10 Tips to Renovate Your Kitchen Before you Sell
When it comes to renovating your home, you can’t beat experience.
If you’ve ripped and replaced a kitchen, or asked a builder to take a sledgehammer to a bathroom, you’ll have benefited from the many lessons these moments offer, as well as picking up a few scars along the way.
If you’ve never commissioned a major home renovation, then it pays to double-down on every detail or avoid surprises. This is especially true if your project is part of a grand plan to maximise the potential value of your home ahead of a sale.
The harshest realities include the risk that your costs will blow out and the work runs over time. This will reduce your return on investment and impact on the funds available to purchase your next property.
The most popular upgrade ahead of a sale is the replacement of the kitchen, which if done properly, can add 15% or more to your asking price.
If you’re considering whether to take this path, here’s a list of issues that can blindside you if you’re not forewarned!
- Big money decision – Remaking a kitchen can be surprisingly expensive. If the aim of the project is to increase the value of your home ahead of a sale, ask your real estate agent for an appraisal of your home before committing your cash. As agents, we know what sells and what buyers want. There could be other areas of your home that would offer a better return on your investment.

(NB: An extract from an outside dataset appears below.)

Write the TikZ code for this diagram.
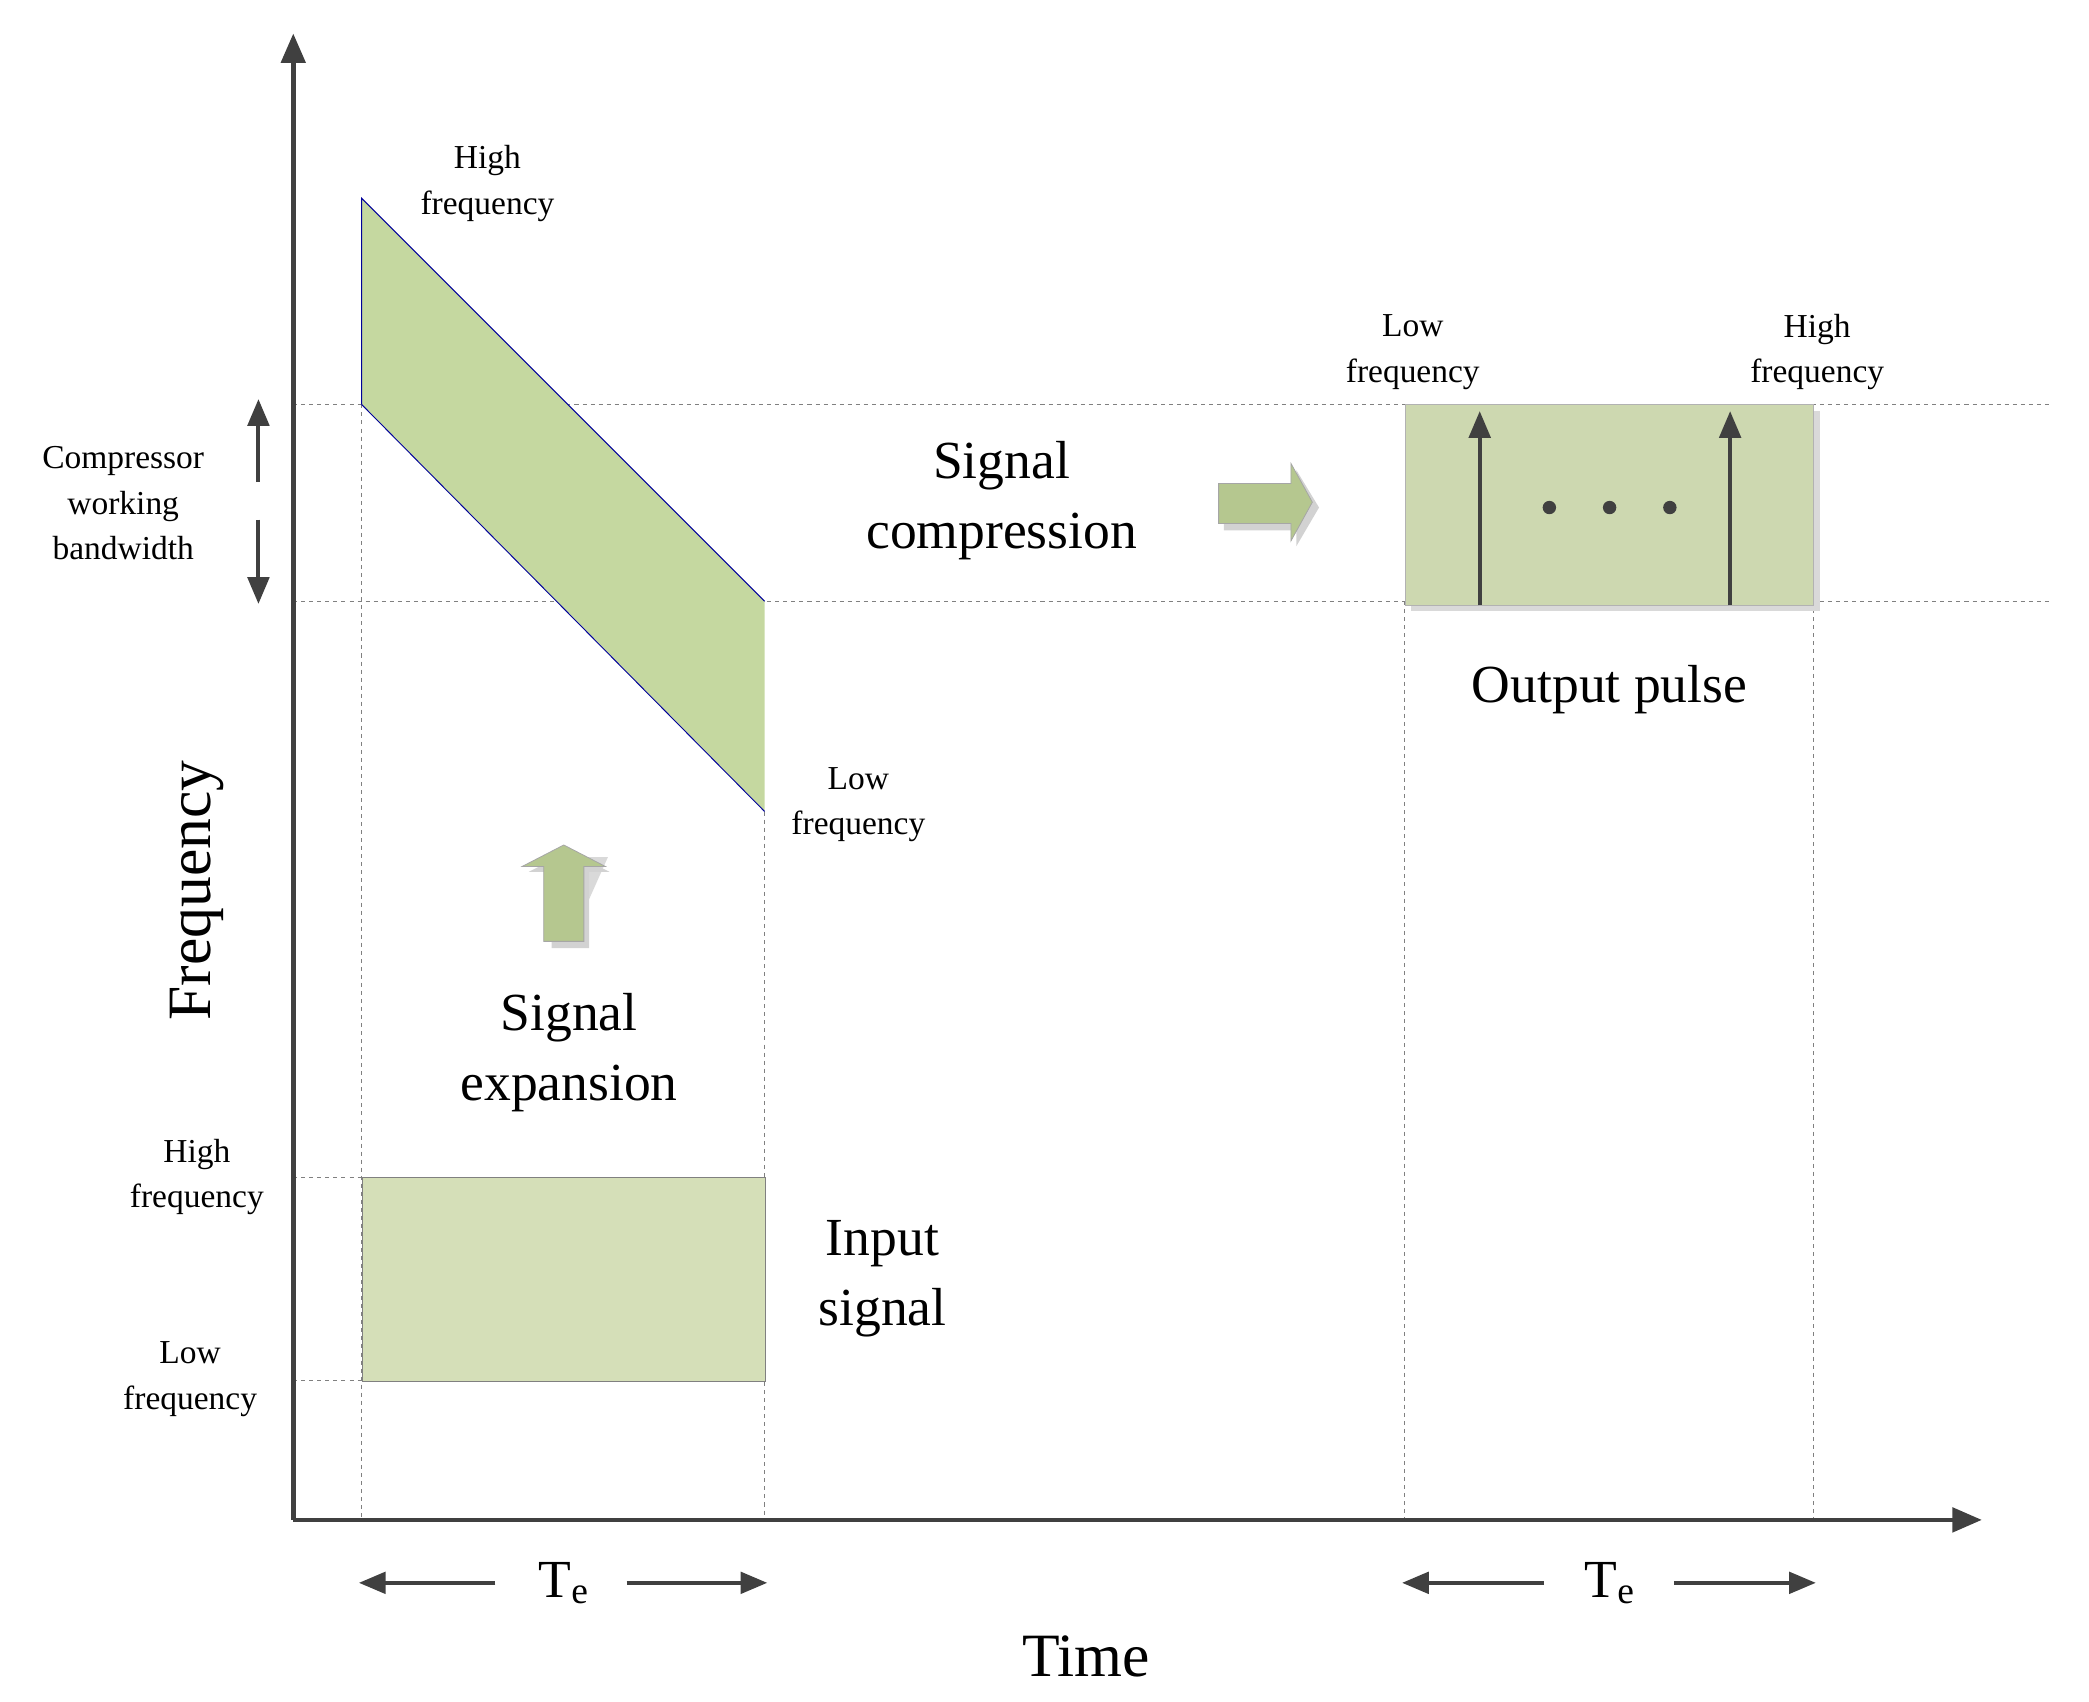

- Rip and replace – Only do this if the structure of your cabinets are in bad shape. Otherwise, maintain the basic structure and replace the doors, drawers and handles. This will save you thousands of dollars.

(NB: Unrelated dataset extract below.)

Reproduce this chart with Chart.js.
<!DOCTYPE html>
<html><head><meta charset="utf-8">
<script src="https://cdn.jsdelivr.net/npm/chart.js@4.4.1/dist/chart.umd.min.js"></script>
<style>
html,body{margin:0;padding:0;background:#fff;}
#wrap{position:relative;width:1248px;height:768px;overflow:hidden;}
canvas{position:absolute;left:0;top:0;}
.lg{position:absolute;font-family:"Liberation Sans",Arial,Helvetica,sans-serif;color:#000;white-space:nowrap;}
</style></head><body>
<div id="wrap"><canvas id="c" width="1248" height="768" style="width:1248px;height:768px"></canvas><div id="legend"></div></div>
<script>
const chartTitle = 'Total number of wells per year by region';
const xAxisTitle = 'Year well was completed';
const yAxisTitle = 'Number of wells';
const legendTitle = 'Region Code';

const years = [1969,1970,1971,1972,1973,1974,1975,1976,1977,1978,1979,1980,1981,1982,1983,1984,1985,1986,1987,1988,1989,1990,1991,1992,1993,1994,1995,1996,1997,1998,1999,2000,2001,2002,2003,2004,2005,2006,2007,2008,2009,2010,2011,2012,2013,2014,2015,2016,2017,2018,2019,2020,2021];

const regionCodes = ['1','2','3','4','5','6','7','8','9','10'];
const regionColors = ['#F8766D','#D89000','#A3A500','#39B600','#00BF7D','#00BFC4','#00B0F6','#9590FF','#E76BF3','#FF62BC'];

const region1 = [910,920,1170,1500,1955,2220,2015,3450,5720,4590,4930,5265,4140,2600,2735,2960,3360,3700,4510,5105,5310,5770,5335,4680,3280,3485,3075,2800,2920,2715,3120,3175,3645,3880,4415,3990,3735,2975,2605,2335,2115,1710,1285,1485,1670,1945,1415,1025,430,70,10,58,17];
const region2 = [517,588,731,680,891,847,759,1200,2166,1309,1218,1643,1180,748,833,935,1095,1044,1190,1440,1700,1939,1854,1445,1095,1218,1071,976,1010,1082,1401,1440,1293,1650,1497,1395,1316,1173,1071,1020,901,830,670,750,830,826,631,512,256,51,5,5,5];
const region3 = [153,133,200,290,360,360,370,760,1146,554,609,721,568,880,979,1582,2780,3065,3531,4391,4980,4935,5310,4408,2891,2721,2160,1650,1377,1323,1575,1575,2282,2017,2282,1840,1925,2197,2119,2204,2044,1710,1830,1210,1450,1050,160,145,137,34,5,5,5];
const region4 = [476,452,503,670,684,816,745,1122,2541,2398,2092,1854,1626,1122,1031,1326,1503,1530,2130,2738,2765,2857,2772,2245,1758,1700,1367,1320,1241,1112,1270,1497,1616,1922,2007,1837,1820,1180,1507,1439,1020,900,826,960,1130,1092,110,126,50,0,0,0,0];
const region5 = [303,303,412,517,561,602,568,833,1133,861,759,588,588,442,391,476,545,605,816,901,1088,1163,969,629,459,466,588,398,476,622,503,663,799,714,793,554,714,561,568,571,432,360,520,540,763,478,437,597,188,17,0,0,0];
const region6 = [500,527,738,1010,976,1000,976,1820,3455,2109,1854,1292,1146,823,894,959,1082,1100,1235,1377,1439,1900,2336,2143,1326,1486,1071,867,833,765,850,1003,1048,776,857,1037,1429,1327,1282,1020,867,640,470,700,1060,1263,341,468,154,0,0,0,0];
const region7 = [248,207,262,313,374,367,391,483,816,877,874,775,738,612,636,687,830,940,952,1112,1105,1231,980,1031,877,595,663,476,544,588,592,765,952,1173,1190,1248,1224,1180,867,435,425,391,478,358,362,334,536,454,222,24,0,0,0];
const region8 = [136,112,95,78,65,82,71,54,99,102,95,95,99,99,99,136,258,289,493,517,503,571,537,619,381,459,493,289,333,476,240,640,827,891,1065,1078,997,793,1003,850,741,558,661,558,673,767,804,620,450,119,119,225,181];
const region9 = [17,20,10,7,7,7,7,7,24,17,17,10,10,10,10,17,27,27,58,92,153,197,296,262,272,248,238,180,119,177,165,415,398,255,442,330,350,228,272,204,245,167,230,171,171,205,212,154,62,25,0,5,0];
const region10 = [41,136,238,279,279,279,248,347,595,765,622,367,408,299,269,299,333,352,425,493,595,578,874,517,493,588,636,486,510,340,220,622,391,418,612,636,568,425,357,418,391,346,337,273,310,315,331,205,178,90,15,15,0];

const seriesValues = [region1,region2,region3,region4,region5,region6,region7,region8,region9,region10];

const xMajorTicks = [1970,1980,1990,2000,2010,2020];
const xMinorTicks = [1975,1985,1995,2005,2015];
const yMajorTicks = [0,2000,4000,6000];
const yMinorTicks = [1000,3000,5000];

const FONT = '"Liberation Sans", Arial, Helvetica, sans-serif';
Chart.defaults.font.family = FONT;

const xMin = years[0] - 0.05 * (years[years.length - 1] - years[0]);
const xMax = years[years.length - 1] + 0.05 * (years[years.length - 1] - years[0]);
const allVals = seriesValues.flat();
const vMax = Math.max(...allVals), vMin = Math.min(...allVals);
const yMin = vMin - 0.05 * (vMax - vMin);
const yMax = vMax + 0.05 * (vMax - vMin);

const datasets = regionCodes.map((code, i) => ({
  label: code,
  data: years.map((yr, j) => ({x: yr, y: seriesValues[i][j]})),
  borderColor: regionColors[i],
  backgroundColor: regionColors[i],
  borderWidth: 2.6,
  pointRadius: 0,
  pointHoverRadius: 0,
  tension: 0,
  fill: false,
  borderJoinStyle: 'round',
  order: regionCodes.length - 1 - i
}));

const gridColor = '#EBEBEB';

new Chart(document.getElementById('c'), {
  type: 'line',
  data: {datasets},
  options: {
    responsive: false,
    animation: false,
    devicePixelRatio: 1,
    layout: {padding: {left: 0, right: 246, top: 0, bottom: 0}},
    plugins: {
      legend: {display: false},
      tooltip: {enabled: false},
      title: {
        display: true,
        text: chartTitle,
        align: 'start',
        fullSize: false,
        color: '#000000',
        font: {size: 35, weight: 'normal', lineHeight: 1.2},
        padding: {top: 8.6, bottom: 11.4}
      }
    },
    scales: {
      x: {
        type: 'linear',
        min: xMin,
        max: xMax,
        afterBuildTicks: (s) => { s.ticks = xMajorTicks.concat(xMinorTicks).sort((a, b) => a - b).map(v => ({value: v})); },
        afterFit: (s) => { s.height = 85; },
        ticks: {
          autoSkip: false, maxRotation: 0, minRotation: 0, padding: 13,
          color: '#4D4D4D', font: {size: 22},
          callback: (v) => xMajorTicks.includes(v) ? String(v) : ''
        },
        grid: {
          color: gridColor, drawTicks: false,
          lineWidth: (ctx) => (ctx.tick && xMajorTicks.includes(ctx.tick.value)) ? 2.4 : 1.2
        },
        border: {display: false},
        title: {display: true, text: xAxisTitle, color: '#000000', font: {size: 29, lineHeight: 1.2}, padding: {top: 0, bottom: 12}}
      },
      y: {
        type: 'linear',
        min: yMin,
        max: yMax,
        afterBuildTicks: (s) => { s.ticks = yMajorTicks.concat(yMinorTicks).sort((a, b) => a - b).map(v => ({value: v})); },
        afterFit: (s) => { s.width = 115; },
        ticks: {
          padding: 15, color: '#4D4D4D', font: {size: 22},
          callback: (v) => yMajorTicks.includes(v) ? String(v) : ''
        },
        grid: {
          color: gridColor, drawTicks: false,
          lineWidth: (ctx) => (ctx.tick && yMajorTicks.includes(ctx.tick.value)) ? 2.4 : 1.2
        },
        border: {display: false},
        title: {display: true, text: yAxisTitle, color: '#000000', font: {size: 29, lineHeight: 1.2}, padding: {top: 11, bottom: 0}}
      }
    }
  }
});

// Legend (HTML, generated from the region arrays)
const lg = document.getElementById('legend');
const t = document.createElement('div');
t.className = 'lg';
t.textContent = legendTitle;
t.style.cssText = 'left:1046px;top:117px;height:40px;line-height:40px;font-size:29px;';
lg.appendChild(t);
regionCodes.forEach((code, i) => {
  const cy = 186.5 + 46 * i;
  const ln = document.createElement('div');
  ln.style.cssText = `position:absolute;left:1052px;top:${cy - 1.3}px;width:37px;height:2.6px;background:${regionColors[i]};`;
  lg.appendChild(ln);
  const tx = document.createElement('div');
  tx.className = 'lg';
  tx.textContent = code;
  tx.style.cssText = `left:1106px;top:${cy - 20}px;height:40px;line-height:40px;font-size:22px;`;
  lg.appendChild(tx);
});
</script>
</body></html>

- Light it up – It’s easy to forget the importance of lighting in a kitchen. Key areas are the food preparation area, stove and sink.

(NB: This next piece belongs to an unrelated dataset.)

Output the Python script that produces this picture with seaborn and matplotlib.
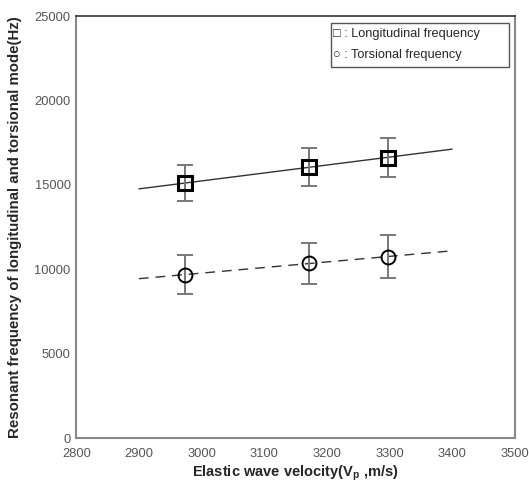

- Sweat the small stuff – Be specific about the placement of electricity sockets, and how you’ll ventilate the kitchen. Kitchens are full of gadgets these days all needing power.
- Twice the impact – Buyers expect modern kitchens to have two sinks. Don’t settle for anything less.
- Plumb job – If you reorganise the lay-out of the kitchen, your plumbing and electrical wiring costs will escalate dramatically. Only change the layout if absolutely necessary.
- Uniform appliances – If you’re installing a new stove, oven and microwave, use the same manufacturer. Mixing brands in the kitchen leaves the impression of a piecemeal makeover.
- Counter argument – The countertop can be an expensive item. If you were staying in the home for years to come, perhaps stone or marble would be a great investment. But if you’re about to sell, you’ll find there are great looking alternatives in lower price brackets.
- Off the wall – Wall-mounted taps are the height of fashion, but you need a style of kitchen that can pull it off. They make cleaning a lot easier but hark back to a bygone era. So, choose your taps carefully.
- Unbox immediately– Building materials tend to turn up all at once and it’s tempting to put aside, say, the cartons of tiles until later. Don’t do that. Check everything when it’s delivered. You don’t want to discover the tiles are the wrong shape or colour as the tiler walks through your door.